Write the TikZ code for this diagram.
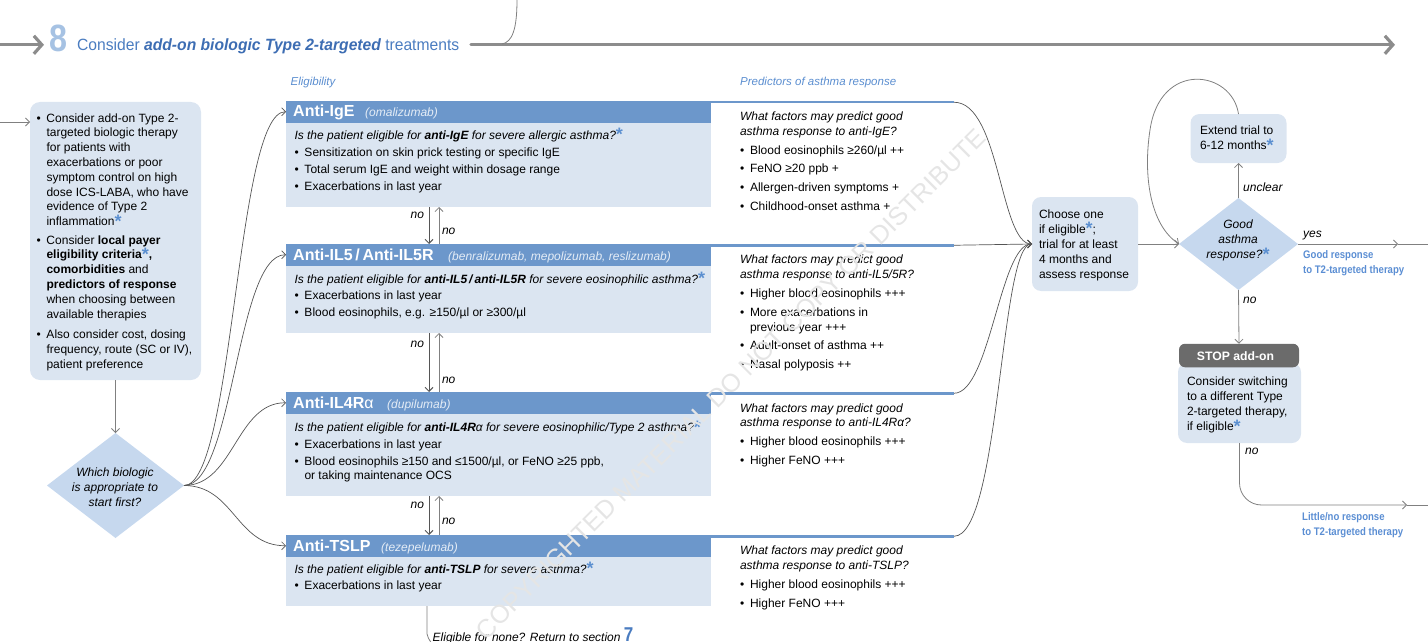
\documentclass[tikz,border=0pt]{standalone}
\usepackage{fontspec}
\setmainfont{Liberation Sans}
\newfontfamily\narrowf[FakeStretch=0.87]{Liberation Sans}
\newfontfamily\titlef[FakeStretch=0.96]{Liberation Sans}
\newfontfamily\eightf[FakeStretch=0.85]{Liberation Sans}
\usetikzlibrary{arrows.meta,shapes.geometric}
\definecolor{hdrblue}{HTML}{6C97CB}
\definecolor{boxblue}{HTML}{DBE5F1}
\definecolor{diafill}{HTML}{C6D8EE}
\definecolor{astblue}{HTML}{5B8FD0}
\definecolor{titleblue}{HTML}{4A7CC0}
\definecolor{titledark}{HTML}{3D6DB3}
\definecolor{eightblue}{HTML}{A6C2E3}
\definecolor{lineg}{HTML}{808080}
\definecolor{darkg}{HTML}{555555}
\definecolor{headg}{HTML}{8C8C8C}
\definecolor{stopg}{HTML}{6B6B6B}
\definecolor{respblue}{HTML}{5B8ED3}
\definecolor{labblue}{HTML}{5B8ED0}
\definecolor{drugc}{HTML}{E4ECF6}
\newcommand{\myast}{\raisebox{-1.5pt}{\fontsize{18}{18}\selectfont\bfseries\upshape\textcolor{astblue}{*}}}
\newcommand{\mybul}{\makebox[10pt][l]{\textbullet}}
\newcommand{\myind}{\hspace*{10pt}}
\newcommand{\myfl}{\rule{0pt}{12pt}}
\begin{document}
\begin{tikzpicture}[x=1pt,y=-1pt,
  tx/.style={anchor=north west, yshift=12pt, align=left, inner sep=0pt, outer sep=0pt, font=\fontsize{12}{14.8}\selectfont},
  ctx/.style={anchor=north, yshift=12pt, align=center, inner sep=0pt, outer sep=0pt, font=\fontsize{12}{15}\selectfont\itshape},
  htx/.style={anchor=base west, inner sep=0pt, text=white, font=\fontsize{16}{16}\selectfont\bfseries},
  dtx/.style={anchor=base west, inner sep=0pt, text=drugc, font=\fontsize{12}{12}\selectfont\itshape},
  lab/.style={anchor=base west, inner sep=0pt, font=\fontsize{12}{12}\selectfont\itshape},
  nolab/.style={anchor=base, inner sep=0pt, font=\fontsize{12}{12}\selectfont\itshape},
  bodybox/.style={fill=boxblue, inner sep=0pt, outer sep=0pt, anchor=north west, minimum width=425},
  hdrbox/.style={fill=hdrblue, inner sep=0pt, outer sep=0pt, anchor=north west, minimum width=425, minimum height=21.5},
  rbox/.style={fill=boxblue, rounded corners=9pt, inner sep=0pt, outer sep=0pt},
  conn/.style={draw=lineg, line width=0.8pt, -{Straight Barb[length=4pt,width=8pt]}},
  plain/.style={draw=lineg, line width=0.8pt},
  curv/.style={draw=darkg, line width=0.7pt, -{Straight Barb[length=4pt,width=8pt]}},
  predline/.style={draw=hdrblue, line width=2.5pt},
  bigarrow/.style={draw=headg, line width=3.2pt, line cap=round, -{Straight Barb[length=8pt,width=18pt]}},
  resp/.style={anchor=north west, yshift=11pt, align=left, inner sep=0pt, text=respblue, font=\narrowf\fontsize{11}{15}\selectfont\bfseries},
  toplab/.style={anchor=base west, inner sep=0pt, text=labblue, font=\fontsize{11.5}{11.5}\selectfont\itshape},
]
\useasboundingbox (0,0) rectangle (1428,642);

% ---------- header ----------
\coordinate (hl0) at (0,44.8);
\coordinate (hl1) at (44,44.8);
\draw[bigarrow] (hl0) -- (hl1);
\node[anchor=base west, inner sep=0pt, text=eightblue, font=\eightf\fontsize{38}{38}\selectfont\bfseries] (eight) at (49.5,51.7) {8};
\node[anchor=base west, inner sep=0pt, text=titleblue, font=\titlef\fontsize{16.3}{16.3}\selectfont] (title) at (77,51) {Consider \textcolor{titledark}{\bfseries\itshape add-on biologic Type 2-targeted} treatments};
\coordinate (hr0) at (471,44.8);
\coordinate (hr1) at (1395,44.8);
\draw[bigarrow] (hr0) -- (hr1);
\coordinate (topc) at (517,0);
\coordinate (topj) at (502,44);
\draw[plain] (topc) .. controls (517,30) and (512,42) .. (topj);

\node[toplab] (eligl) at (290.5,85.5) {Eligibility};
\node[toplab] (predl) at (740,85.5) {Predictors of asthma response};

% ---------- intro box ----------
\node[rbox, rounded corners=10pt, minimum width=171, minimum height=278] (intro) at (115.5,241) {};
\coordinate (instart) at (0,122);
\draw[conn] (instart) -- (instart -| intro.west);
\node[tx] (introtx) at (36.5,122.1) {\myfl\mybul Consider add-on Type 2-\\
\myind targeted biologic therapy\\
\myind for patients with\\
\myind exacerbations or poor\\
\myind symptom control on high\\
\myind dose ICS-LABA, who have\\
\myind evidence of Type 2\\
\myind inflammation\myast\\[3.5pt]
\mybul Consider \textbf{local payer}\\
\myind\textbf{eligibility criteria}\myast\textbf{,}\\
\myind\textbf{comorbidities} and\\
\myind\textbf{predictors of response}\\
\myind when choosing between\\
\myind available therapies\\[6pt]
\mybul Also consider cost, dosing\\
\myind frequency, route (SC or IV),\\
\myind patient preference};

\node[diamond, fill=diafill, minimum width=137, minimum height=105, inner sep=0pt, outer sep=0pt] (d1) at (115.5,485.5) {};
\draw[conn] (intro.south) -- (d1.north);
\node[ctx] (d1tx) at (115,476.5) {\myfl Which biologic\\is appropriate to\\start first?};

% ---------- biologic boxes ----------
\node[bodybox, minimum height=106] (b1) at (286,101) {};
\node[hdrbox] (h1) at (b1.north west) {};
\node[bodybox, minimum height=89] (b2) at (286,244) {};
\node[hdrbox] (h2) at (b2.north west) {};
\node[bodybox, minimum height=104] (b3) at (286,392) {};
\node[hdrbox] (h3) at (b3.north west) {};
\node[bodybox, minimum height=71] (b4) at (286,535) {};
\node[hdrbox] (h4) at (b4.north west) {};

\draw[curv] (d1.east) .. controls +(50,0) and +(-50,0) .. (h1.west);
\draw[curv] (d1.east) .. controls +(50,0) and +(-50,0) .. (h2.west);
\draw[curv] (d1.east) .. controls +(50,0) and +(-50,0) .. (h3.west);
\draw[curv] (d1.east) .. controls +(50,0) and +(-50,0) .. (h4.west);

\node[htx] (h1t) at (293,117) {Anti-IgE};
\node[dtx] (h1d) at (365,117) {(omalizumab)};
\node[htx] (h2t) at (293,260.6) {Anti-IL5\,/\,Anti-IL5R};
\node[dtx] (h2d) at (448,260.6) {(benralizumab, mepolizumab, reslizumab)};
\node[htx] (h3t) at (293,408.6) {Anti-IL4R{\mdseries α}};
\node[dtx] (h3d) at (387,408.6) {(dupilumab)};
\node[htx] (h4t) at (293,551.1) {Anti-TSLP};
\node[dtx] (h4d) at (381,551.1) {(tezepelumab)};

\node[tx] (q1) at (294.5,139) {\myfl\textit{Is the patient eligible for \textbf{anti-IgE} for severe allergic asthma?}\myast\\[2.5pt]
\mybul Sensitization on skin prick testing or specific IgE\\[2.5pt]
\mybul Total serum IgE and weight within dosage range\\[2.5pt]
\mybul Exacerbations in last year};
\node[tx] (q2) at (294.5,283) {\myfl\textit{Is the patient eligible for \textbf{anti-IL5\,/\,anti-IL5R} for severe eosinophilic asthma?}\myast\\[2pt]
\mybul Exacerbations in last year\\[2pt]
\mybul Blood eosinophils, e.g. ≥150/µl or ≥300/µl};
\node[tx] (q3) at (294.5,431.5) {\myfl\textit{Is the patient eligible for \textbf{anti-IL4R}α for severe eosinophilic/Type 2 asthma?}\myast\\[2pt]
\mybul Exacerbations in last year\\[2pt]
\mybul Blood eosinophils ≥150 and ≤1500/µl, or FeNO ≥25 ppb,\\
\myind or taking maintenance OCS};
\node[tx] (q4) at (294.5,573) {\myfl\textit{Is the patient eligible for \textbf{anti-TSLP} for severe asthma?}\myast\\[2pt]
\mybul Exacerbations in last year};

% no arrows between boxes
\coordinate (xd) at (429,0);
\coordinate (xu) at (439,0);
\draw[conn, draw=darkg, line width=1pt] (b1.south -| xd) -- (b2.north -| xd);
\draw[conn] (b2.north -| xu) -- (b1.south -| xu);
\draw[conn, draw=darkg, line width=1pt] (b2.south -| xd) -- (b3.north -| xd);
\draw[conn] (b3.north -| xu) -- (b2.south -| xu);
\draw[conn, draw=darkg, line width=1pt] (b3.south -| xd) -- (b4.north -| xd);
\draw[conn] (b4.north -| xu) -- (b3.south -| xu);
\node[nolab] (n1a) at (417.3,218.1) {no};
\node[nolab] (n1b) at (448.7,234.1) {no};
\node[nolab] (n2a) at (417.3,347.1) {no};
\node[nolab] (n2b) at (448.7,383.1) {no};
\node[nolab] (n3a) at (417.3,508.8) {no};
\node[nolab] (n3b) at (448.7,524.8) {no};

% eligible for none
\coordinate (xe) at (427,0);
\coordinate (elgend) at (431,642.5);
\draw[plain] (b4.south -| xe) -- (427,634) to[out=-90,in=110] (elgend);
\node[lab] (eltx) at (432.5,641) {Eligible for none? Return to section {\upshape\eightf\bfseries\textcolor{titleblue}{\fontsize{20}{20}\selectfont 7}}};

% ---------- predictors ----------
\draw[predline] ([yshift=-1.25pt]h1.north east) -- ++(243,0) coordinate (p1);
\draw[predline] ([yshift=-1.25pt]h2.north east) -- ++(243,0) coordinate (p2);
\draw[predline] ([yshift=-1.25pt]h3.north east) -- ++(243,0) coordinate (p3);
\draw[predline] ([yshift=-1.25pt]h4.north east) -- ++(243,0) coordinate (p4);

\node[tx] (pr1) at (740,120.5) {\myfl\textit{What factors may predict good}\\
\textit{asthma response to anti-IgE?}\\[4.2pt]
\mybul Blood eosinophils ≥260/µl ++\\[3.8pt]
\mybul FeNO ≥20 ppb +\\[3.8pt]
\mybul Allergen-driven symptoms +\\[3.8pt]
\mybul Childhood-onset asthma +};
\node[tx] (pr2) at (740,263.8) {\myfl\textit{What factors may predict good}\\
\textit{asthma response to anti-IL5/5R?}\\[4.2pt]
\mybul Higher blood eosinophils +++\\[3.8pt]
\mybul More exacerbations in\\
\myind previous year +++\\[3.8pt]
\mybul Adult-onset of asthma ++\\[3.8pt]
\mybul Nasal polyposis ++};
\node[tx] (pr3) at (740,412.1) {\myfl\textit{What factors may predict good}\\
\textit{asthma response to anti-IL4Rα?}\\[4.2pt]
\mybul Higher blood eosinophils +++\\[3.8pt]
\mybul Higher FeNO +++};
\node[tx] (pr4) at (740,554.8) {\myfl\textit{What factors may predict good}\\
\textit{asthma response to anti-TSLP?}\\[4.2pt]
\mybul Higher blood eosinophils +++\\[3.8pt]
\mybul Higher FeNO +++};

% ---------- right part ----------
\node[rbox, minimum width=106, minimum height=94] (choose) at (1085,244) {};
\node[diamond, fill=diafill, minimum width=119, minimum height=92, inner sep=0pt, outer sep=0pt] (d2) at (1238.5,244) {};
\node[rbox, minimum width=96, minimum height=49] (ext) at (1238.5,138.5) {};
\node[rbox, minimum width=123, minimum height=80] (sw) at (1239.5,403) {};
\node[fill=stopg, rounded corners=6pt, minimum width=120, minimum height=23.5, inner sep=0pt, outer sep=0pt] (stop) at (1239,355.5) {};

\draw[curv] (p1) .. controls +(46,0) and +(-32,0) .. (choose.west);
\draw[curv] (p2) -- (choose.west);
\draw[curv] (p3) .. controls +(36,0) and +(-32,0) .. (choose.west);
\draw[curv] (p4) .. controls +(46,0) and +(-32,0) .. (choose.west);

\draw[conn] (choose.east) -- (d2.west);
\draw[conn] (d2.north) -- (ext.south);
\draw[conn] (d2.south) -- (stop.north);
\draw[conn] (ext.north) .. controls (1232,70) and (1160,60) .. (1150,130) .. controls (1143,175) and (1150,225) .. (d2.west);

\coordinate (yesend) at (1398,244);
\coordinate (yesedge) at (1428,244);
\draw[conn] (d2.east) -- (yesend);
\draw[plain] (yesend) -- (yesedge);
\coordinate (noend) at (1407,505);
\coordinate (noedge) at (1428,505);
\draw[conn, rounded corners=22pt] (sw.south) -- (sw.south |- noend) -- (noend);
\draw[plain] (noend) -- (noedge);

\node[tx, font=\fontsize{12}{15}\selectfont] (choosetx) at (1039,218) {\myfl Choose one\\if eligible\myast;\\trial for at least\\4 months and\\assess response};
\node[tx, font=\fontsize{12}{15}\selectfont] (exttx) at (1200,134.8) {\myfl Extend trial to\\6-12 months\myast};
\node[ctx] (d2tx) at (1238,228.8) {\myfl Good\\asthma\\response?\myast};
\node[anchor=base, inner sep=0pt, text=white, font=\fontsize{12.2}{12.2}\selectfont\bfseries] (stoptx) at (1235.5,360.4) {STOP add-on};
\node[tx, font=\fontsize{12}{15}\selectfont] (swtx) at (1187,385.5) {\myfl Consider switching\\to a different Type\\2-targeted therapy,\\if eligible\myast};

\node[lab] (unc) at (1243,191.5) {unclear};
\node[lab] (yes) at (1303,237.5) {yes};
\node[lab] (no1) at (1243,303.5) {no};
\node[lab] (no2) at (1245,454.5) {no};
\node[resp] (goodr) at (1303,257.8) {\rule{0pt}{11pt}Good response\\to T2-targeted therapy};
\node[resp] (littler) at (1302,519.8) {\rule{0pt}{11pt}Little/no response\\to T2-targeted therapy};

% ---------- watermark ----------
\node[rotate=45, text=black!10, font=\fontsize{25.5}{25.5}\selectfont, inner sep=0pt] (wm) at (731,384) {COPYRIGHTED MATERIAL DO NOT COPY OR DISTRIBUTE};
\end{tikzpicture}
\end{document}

---

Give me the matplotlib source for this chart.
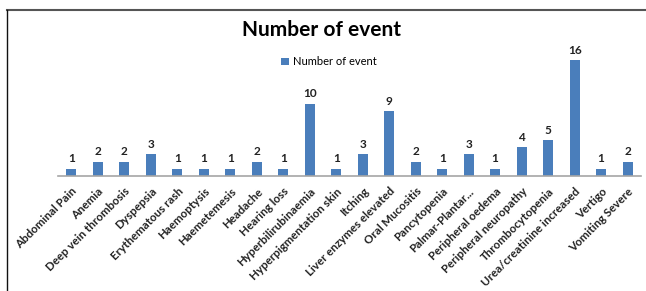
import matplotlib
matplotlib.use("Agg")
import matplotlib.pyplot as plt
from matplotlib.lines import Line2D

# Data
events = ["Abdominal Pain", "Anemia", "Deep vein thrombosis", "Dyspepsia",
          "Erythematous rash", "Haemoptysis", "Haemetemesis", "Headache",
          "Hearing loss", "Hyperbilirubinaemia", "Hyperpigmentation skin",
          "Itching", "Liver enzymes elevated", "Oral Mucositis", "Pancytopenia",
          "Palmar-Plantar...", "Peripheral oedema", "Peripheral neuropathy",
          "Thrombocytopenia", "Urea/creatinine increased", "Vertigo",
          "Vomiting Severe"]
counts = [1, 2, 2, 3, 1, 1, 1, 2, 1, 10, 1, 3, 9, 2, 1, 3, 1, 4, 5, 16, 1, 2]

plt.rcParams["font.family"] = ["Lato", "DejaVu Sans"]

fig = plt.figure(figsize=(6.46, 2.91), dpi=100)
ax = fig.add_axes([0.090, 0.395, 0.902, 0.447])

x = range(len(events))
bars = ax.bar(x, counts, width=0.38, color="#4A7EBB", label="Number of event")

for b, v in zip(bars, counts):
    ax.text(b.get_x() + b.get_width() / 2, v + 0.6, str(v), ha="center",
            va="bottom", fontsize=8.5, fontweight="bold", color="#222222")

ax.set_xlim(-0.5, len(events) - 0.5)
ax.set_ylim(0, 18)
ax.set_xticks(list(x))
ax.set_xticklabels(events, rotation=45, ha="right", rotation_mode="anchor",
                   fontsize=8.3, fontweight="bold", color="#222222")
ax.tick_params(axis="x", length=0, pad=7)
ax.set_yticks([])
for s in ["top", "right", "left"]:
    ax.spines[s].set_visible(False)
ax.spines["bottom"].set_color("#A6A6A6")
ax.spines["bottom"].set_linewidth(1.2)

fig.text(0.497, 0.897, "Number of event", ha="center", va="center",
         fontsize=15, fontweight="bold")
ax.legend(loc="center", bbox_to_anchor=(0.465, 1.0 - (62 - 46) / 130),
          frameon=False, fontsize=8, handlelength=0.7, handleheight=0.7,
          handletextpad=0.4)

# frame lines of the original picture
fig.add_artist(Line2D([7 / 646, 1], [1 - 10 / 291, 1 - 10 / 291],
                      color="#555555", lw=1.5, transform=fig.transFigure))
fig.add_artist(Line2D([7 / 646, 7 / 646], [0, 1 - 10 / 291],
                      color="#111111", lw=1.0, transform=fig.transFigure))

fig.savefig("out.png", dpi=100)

---

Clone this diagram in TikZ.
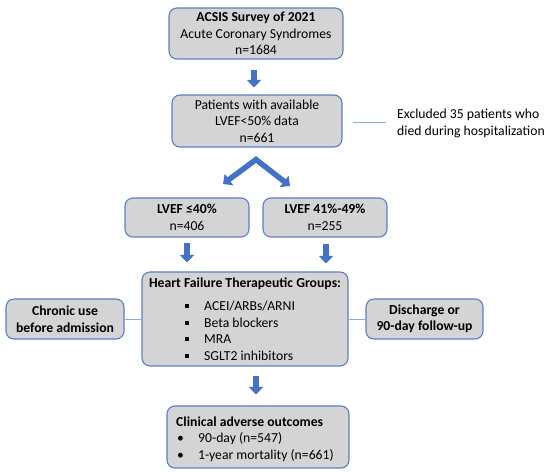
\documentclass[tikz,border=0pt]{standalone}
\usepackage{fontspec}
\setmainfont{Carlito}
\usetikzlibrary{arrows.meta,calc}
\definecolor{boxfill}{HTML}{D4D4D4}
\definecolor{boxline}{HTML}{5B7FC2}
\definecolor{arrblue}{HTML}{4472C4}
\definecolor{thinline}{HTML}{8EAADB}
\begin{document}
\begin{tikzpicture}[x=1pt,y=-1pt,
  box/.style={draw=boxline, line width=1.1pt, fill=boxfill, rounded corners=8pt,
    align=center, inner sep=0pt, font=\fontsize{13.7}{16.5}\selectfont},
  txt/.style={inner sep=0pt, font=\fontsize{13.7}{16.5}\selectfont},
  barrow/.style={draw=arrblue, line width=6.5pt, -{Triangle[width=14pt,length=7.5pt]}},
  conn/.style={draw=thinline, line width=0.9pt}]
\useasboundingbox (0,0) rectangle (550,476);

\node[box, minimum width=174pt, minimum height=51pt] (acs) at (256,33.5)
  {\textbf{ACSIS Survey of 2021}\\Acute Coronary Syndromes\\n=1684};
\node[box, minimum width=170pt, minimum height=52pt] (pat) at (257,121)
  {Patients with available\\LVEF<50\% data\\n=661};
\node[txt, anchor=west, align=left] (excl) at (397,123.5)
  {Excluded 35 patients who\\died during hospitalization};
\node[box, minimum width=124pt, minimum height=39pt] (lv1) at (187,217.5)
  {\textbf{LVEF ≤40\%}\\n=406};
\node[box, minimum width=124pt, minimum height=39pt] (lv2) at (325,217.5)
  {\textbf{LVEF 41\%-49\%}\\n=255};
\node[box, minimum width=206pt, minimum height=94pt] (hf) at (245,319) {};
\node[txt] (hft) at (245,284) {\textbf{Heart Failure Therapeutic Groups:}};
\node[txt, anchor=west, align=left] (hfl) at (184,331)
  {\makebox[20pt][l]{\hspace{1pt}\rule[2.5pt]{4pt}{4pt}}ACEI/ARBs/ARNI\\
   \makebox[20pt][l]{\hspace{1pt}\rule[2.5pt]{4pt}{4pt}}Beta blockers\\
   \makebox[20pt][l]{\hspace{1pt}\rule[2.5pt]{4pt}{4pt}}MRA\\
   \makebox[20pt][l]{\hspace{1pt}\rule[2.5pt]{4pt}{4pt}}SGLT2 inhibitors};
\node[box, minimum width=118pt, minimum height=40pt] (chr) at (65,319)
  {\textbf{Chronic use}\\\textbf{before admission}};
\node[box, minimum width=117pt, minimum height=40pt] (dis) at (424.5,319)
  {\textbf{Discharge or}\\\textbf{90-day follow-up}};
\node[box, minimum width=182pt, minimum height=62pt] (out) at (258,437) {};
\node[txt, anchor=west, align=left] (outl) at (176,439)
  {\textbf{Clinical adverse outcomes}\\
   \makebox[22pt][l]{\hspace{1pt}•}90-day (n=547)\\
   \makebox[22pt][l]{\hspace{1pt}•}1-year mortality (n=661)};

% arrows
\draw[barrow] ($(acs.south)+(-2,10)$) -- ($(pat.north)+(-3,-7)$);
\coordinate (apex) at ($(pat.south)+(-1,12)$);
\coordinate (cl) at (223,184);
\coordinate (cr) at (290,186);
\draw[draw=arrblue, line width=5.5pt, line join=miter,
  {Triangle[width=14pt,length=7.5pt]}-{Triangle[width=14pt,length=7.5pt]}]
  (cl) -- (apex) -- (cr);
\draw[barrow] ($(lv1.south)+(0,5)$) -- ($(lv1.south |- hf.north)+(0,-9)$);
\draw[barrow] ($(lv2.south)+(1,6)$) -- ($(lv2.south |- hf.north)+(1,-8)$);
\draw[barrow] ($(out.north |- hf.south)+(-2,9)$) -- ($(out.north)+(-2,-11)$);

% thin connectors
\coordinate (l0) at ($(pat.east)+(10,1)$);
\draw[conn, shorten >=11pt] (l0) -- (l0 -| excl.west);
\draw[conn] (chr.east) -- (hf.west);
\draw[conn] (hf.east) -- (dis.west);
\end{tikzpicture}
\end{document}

WHAT YOU HAVE TO DO: Using the listing above, work out how many of its lines include "diagram", and give only the result.

COMPLETE OUTPUT: 2